Q19. What is the smallest test you would write for `Reverse`?¶

rapid.Check(t, func(t *rapid.T) {
    xs := rapid.SliceOf(rapid.Int()).Draw(t, "xs")
    if !reflect.DeepEqual(Reverse(Reverse(xs)), xs) {
        t.Fatal()
    }
})

One property, four lines. It catches off-by-one indexing, length bugs, and aliasing bugs in one shot.

Q20. Walk through a real PBT failure.¶

You write a property for a JSON marshaller. It fails after 47 runs. rapid prints the minimal counter-example: User{Name: "", Age: 0}. You run with -rapid.seed=... locally and confirm.

Inspect the bug: your custom JSON marshaller drops NUL bytes from strings. Fix: escape them as in the output.

Commit the seed under testdata/rapid/TestUserJSON/seed-...txt. Future runs replay this seed first, ensuring the bug stays fixed.

Q21. Compare PBT to mutation testing.¶

PBT: generates random inputs, fixed code.
Mutation: random code mutations, fixed inputs (your test suite).

They are orthogonal. Mutation testing validates your test suite — including your properties. If a mutation survives, your tests are incomplete. PBT validates your code against properties.

Use both. PBT writes the tests; mutation grades them.

Q22. What makes a property "good"?¶

A good property:

Is true for every valid input (no false positives).
Is false for buggy implementations (no false negatives).
Is cheap to evaluate (so 100+ runs are practical).
Names a clear invariant in plain language.

A weak property like len(out) >= 0 fails the second criterion: any implementation passes. A flaky property fails the first.

Q23. How do you bias rapid toward edge values?¶

gen := rapid.OneOf(
    rapid.Just(0), rapid.Just(-1), rapid.Just(math.MaxInt),
    rapid.Int(),
)

The four edge values share 4/5 probability with general Int(). For your code, that's far better edge coverage than uniform sampling.

Q24. Can PBT replace integration tests?¶

No. PBT shines on structured, pure code. Integration tests verify that real services wire together. Both are necessary.

A useful pattern: PBT individual components, integration test the seams.

Q25. What is your strategy for a flaky PBT test?¶

Pin the seed: -rapid.seed=N -rapid.checks=1.
If still flaky, the unit under test is non-deterministic — fix that.
If reproducible, debug from the minimal counter-example.
Add the seed to testdata/rapid/ as a regression test.

Never disable a property without investigating.

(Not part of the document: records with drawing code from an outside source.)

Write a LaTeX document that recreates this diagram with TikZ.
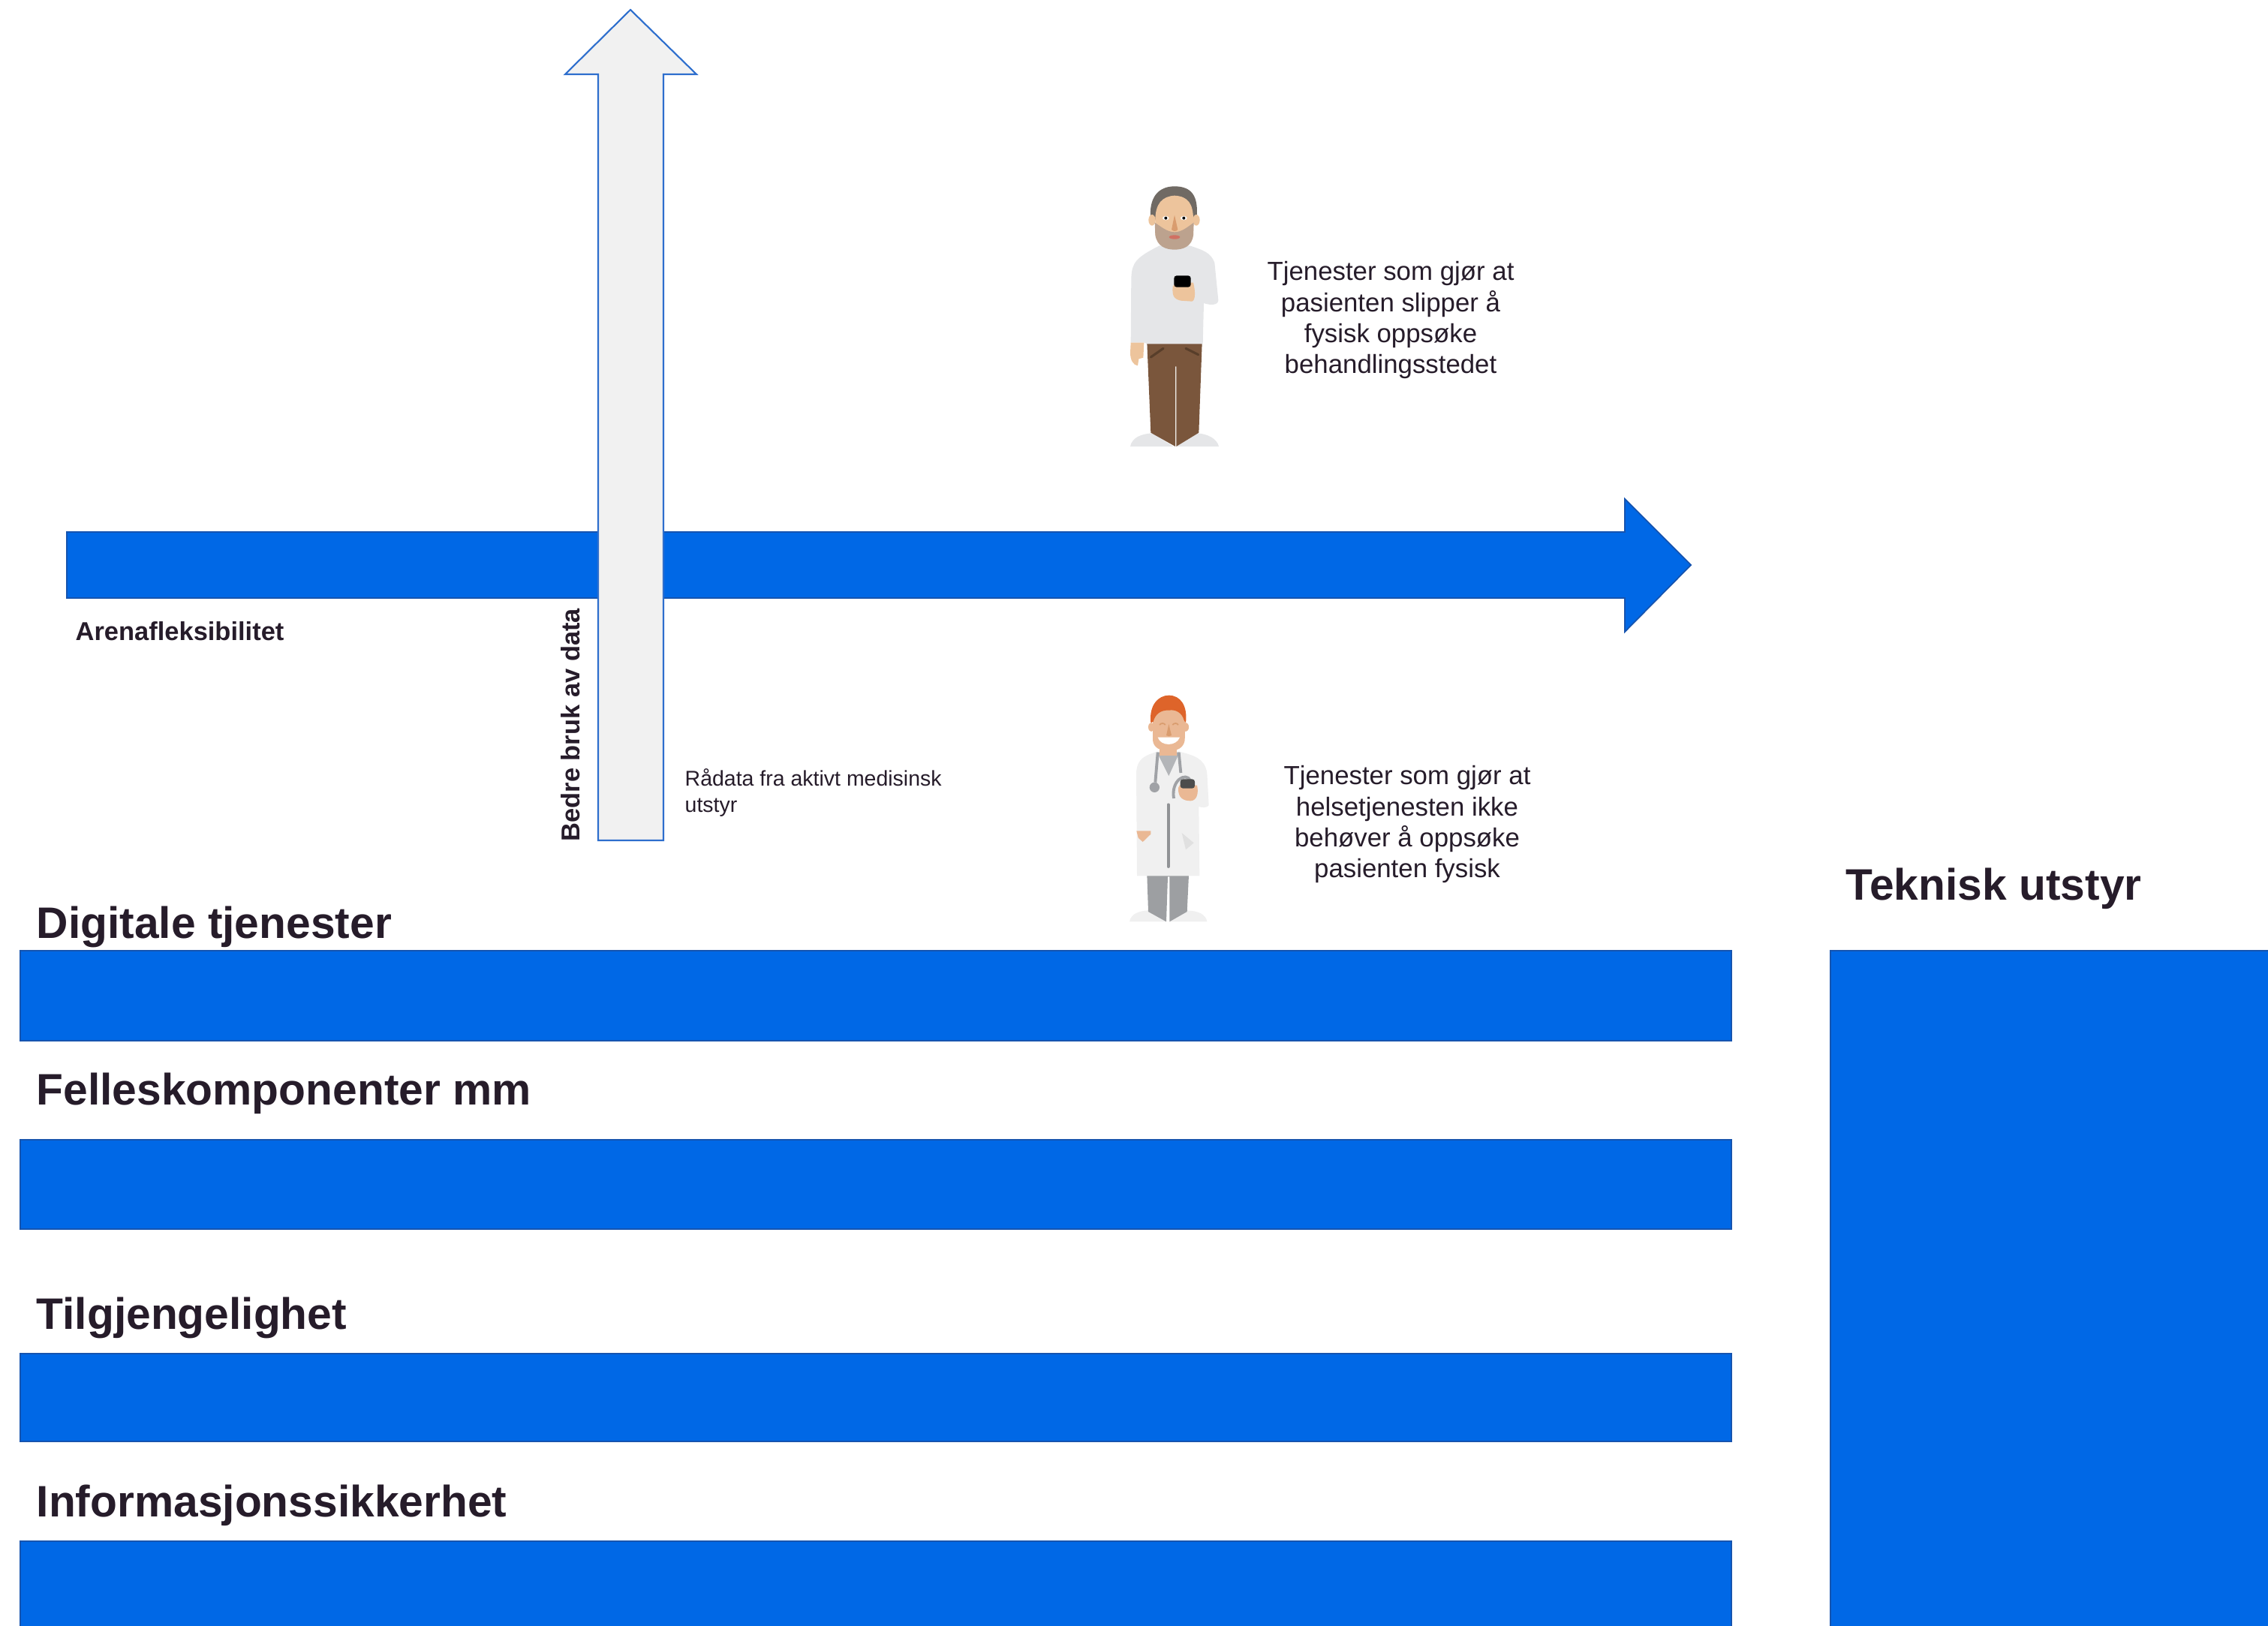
\documentclass[tikz,border=0pt]{standalone}
\usepackage{fontspec}
\setmainfont{Liberation Sans}

\definecolor{blaa}{RGB}{0,104,230}
\definecolor{blaakant}{RGB}{22,84,175}
\definecolor{lysgraa}{RGB}{241,241,241}
\definecolor{pilkant}{RGB}{45,110,205}
\definecolor{tekstfarge}{RGB}{38,28,42}
% farger til figurene
\definecolor{hud}{RGB}{237,196,156}
\definecolor{hudlege}{RGB}{234,184,148}
\definecolor{nese}{RGB}{217,156,110}
\definecolor{haar}{RGB}{112,106,100}
\definecolor{haarlege}{RGB}{222,100,42}
\definecolor{skjegg}{RGB}{188,162,142}
\definecolor{genser}{RGB}{229,230,232}
\definecolor{bukse}{RGB}{122,86,60}
\definecolor{lomme}{RGB}{88,62,42}
\definecolor{frakk}{RGB}{240,240,240}
\definecolor{staal}{RGB}{160,162,166}
\definecolor{graabukse}{RGB}{157,159,162}

\tikzset{
	bande/.style={fill=blaa, draw=blaakant, line width=0.6pt},
	tittel/.style={anchor=base west, inner sep=0pt, text=tekstfarge, font=\fontsize{16.7}{19}\selectfont\bfseries},
	liten/.style={inner sep=0pt, text=tekstfarge, font=\fontsize{9.8}{11.8}\selectfont\bfseries},
	tekst/.style={inner sep=0pt, text=tekstfarge, font=\fontsize{9.9}{11.75}\selectfont},
}

\begin{document}
\begin{tikzpicture}[x=0.01cm, y=-0.01cm]
	\useasboundingbox (0,0) rectangle (3022,2166);
	
	% pil mot hoeyre
	\filldraw[fill=blaa, draw=blaakant, line width=0.5pt] (89,709) -- (2165,709) -- (2165,665) -- (2253,753) -- (2165,842) -- (2165,797) -- (89,797) -- cycle;
	% pil oppover
	\filldraw[fill=lysgraa, draw=pilkant, line width=0.6pt] (797,1120) -- (797,99) -- (753,99) -- (840,13) -- (928,99) -- (884,99) -- (884,1120) -- cycle;
	
	\node[liten, anchor=base west] (arena) at (100,853) {Arenafleksibilitet};
	\node[liten, rotate=90, anchor=base west] (bedre) at (772,1122) {Bedre bruk av data};
	\node[tekst, anchor=north west, align=left, font=\fontsize{8.1}{9.96}\selectfont] (raadata) at (912,1024) {Rådata fra aktivt medisinsk\\utstyr};
	\node[tekst, anchor=north, align=center] (pasient) at (1853,348) {Tjenester som gjør at\\pasienten slipper å\\fysisk oppsøke\\behandlingsstedet};
	\node[tekst, anchor=north, align=center] (helse) at (1875,1020) {Tjenester som gjør at\\helsetjenesten ikke\\behøver å oppsøke\\pasienten fysisk};
	
	% pasienten
	\begin{scope}[shift={(1480,230)}, scale=1/3]
		\fill[genser] (78,1095) .. controls (85,1060) and (120,1045) .. (165,1042) -- (250,1095) -- cycle;
		\fill[genser] (262,1095) -- (345,1042) .. controls (390,1045) and (425,1065) .. (432,1095) -- cycle;
		\fill[bukse] (145,680) -- (365,680) -- (352,1040) -- (262,1095) -- (262,775) -- (258,775) -- (258,1095) -- (160,1040) -- cycle;
		\draw[lomme, line width=0.9pt, line cap=round] (160,738) -- (210,703) (300,703) -- (350,728);
		\fill[genser] (195,292) -- (315,292) .. controls (370,310) and (400,320) .. (415,360) -- (430,510) .. controls (430,530) and (400,532) .. (372,522) -- (368,685) -- (145,685) -- (135,680) -- (80,680) -- (82,420) .. controls (85,360) and (100,340) .. (195,292) -- cycle;
		\fill[hud] (80,680) -- (133,680) -- (130,740) -- (112,745) -- (108,772) .. controls (90,770) and (78,750) .. (78,720) -- cycle;
		\fill[hud] (248,455) .. controls (245,490) and (250,505) .. (280,512) -- (325,515) .. controls (340,510) and (338,470) .. (330,440) -- (260,440) -- cycle;
		\fill[black, rounded corners=1pt] (253,412) rectangle (320,458);
		% hodet
		\fill[haar] (160,190) .. controls (150,100) and (190,55) .. (255,55) .. controls (320,55) and (355,90) .. (342,190) -- cycle;
		\fill[hud] (165,190) ellipse (14 and 22);
		\fill[hud] (342,190) ellipse (14 and 22);
		\fill[hud] (178,190) .. controls (178,125) and (205,95) .. (255,92) .. controls (310,95) and (330,125) .. (330,190) -- (330,250) -- (178,250) -- cycle;
		\fill[skjegg] (176,200) .. controls (200,215) and (225,238) .. (255,238) .. controls (285,238) and (310,215) .. (332,200) -- (330,250) .. controls (325,295) and (290,308) .. (255,308) .. controls (220,308) and (185,295) .. (178,250) -- cycle;
		\fill[red!30!skjegg] (255,258) ellipse (22 and 8);
		\foreach \ox in {220,292}{
			\fill[white] (\ox,182) ellipse (13 and 8);
			\fill[black] (\ox,182) circle (6);}
		\fill[nese] (255,170) -- (243,228) .. controls (250,236) and (262,236) .. (268,228) -- cycle;
	\end{scope}
	
	% legen
	\begin{scope}[shift={(1480,910)}, scale=1/3]
		\fill[frakk] (75,955) .. controls (80,925) and (110,912) .. (150,910) -- (222,955) -- cycle;
		\fill[frakk] (235,955) -- (305,910) .. controls (350,912) and (380,925) .. (385,955) -- cycle;
		\fill[graabukse] (145,768) -- (312,768) -- (305,915) -- (235,955) -- (235,775) -- (228,775) -- (222,955) -- (150,915) -- cycle;
		\fill[frakk] (185,275) -- (275,275) .. controls (330,290) and (375,300) .. (385,360) -- (392,490) .. controls (385,500) and (365,500) .. (352,495) -- (355,772) -- (105,772) -- (102,360) .. controls (105,300) and (140,290) .. (185,275) -- cycle;
		\fill[staal!80] (185,278) -- (275,278) -- (232,372) -- cycle;
		\draw[staal, line width=1.1pt] (188,278) -- (178,398);
		\fill[staal] (175,418) circle (20);
		\draw[staal, line width=1.1pt] (272,278) -- (280,360);
		\draw[staal, line width=1.1pt] (252,462) .. controls (240,390) and (300,355) .. (318,390);
		\fill[hudlege] (270,420) .. controls (268,460) and (290,472) .. (320,472) .. controls (345,470) and (352,440) .. (345,410) -- (275,410) -- cycle;
		\fill[black!70, rounded corners=1pt] (278,385) rectangle (336,422);
		\draw[staal!90!black, line width=1.1pt, line cap=round] (230,487) -- (230,735);
		\fill[hudlege] (103,592) -- (160,592) -- (160,605) -- (128,636) -- (110,620) -- cycle;
		\fill[black!12] (284,600) -- (332,640) -- (300,667) -- cycle;
		% hodet
		\fill[hudlege] (162,177) ellipse (12 and 18);
		\fill[hudlege] (300,177) ellipse (12 and 18);
		\fill[hudlege] (195,240) rectangle (265,290);
		\fill[hudlege] (168,140) .. controls (170,110) and (200,100) .. (232,100) .. controls (265,100) and (296,110) .. (298,140) -- (296,230) .. controls (290,262) and (265,272) .. (232,272) .. controls (200,272) and (172,262) .. (168,230) -- cycle;
		\fill[haarlege] (160,160) .. controls (152,90) and (190,50) .. (232,50) .. controls (278,50) and (308,90) .. (300,160) -- (293,150) .. controls (285,120) and (260,105) .. (232,110) .. controls (200,108) and (178,125) .. (170,155) -- cycle;
		\draw[nese, line width=0.5pt] (195,168) .. controls (202,160) and (212,160) .. (218,168) (247,168) .. controls (254,160) and (264,160) .. (270,168);
		\fill[nese] (232,165) -- (222,210) .. controls (228,215) and (237,215) .. (243,210) -- cycle;
		\fill[white] (188,218) .. controls (200,255) and (262,255) .. (276,218) -- cycle;
	\end{scope}
	
	% lagene
	\foreach \topp/\bunn in {1267/1387,1519/1638,1804/1921,2054/2200}
		\filldraw[bande] (27,\topp) rectangle (2307,\bunn);
	\filldraw[bande] (2439,1267) rectangle (3060,2200);
	
	\foreach \navn/\y/\tittel in {digitale/1250/Digitale tjenester,felles/1472/Felleskomponenter mm,tilgang/1771/Tilgjengelighet,sikkerhet/2021/Informasjonssikkerhet}
		\node[tittel] (\navn) at (48,\y) {\tittel};
	\node[tittel] (teknisk) at (2459,1199) {Teknisk utstyr};
\end{tikzpicture}
\end{document}
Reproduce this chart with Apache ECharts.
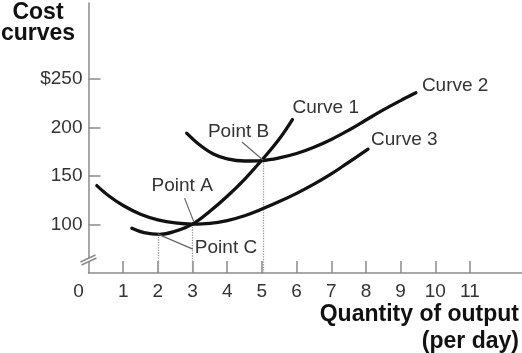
<!DOCTYPE html>
<html>
<head>
<meta charset="utf-8">
<script src="https://cdn.jsdelivr.net/npm/echarts@6/dist/echarts.min.js"></script>
<style>
html,body{margin:0;padding:0;background:#fff;}
#c{width:522px;height:353px;}
</style>
</head>
<body>
<div id="c"></div>
<script>
// ---- data ----
var xTickValues = [1,2,3,4,5,6,7,8,9,10,11];
var xLabelValues = [0,1,2,3,4,5,6,7,8,9,10,11];
var yTickValues = [100,150,200,250];
var curve1 = [[1.25,96],[1.6,91.5],[2.05,89.7],[2.5,93],[3,100.3],[3.5,113.5],[4,129],[4.5,146.5],[5,166.3],[5.5,188],[5.88,208]];
var curve2 = [[2.83,194],[3.2,182],[3.6,172.5],[4,167.5],[4.5,165.3],[5,165.8],[5.5,168.5],[6,173],[6.5,179.5],[7,187.5],[7.5,197],[8,207.5],[8.5,218],[9,227.5],[9.44,235.5]];
var curve3 = [[0.24,140],[0.6,129],[1,119.5],[1.5,110.5],[2,104.8],[2.5,101.5],[3,100.3],[3.5,101],[4,104],[4.5,109],[5,115.8],[5.5,123.5],[6,132],[6.5,141.5],[7,152],[7.5,164],[8.06,177.5]];
var curveNames = ['Curve 1','Curve 2','Curve 3'];
var pointNames = ['Point A','Point B','Point C'];
var pointA = [3,100.3];
var pointB = [5.03,166.3];
var pointC = [2,90];
var yMin = 50, yMax = 328, xMax = 12.5;

var chart = echarts.init(document.getElementById('c'));
var axisGray = '#8a8a8a';
var font = 'Liberation Sans, Arial, Helvetica, sans-serif';

function lineSeries(name, data, extra){
  var s = {
    name: name, type: 'line', data: data, smooth: 0.4, symbol: 'none',
    lineStyle: {color: '#111', width: 3.3, cap: 'round'}, z: 3, silent: true
  };
  for (var k in extra) s[k] = extra[k];
  return s;
}

chart.setOption({
  animation: false,
  grid: {left: 88.5, right: 0, top: 3, bottom: 80},
  xAxis: {
    type: 'value', min: 0, max: xMax,
    axisLine: {lineStyle: {color: axisGray, width: 1.5}},
    axisTick: {show: true, inside: true, length: 12, customValues: xTickValues, lineStyle: {color: axisGray, width: 1.5}},
    axisLabel: {
      customValues: xLabelValues, margin: 9, color: '#333', fontSize: 19, fontFamily: font,
      formatter: function(v){ return v === 0 ? '{z|0}' : String(v); },
      rich: {z: {fontSize: 19, fontFamily: font, color: '#333', padding: [0, 20, 0, 0]}}
    },
    splitLine: {show: false}
  },
  yAxis: {
    type: 'value', min: yMin, max: yMax,
    axisLine: {show: true, lineStyle: {color: axisGray, width: 1.5}},
    axisTick: {show: true, inside: true, length: 12, customValues: yTickValues, lineStyle: {color: axisGray, width: 1.5}},
    axisLabel: {
      customValues: yTickValues, margin: 6, color: '#333', fontSize: 19, fontFamily: font,
      formatter: function(v){ return v === 250 ? '$' + v : String(v); }
    },
    splitLine: {show: false}
  },
  series: [
    lineSeries(curveNames[0], curve1, {
      markLine: {
        silent: true, symbol: 'none', label: {show: false}, z: 1,
        lineStyle: {color: '#9a9a9a', type: 'dotted', width: 1.3},
        data: [
          [{coord: pointC}, {coord: [pointC[0], yMin]}],
          [{coord: pointA}, {coord: [pointA[0], yMin]}],
          [{coord: pointB}, {coord: [pointB[0], yMin]}]
        ]
      }
    }),
    lineSeries(curveNames[1], curve2, {}),
    lineSeries(curveNames[2], curve3, {})
  ]
});

function px(p){ return chart.convertToPixel({gridIndex: 0}, p); }
var graphics = [];
function txt(str, x, y, opts){
  var st = {text: str, x: x, y: y, fill: '#333', font: '19px ' + font, textAlign: 'left', textVerticalAlign: 'middle'};
  for (var k in opts) st[k] = opts[k];
  graphics.push({type: 'text', silent: true, z: 20, style: st});
}
function seg(x1, y1, x2, y2, color, w){
  graphics.push({type: 'line', silent: true, z: 15, shape: {x1: x1, y1: y1, x2: x2, y2: y2}, style: {stroke: color || '#666', lineWidth: w || 1.2}});
}

// point labels with leader lines
var pa = px(pointA), pb = px(pointB), pc = px(pointC);
txt(pointNames[0], pa[0] - 41, pa[1] - 38);
seg(pa[0] - 8, pa[1] - 26, pa[0] + 1, pa[1] - 3);
txt(pointNames[1], pb[0] - 55, pb[1] - 28);
seg(pb[0] - 21, pb[1] - 18, pb[0], pb[1]);
txt(pointNames[2], pc[0] + 37, pc[1] + 14);
seg(pc[0], pc[1], pc[0] + 35, pc[1] + 15);

// curve labels at curve ends
var e1 = px(curve1[curve1.length - 1]);
var e2 = px(curve2[curve2.length - 1]);
var e3 = px(curve3[curve3.length - 1]);
txt(curveNames[0], e1[0] + 0, e1[1] - 12);
txt(curveNames[1], e2[0] + 6, e2[1] - 7);
txt(curveNames[2], e3[0] + 3, e3[1] - 9);

// axis break mark on the y axis
var o = px([0, yMin]);
var bx = o[0], by = o[1] - 12;
graphics.push({type: 'polygon', silent: true, z: 14, shape: {points: [[bx - 7, by + 4], [bx + 7, by - 3], [bx + 7, by - 6], [bx - 7, by + 1]]}, style: {fill: '#fff'}});
seg(bx - 7, by + 4, bx + 8, by - 3, axisGray, 1.4);
seg(bx - 8, by + 1, bx + 7, by - 6, axisGray, 1.4);

// titles
graphics.push({type: 'text', silent: true, z: 20, style: {text: 'Cost\ncurves', x: 38, y: 2, fill: '#111', font: 'bold 23px ' + font, textAlign: 'center', textVerticalAlign: 'top', lineHeight: 21}});
graphics.push({type: 'text', silent: true, z: 20, style: {text: 'Quantity of output\n(per day)', x: 519, y: 301, fill: '#111', font: 'bold 23px ' + font, textAlign: 'right', textVerticalAlign: 'top', lineHeight: 27}});

chart.setOption({graphic: {elements: graphics}});
</script>
</body>
</html>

Disabled properties are worse than missing ones because they imply false confidence.

Q26. How do property tests change code design?¶

Functions written with PBT in mind are:

More pure: side effects are pushed to the edges.
More composable: properties test composition.
Better typed: types document invariants.
More deterministic: clock and randomness become explicit dependencies.

The discipline of writing properties often improves the design of the code under test. This is a known phenomenon and a soft benefit of PBT.

Q27. When is `testing/quick` enough?¶

When:

You don't want an external dependency.
The function is simple and you don't need custom generators.
You can accept the lack of shrinking.

For internal tooling, scripts, or library code that wants zero deps, testing/quick is fine. For production-grade test suites, prefer rapid.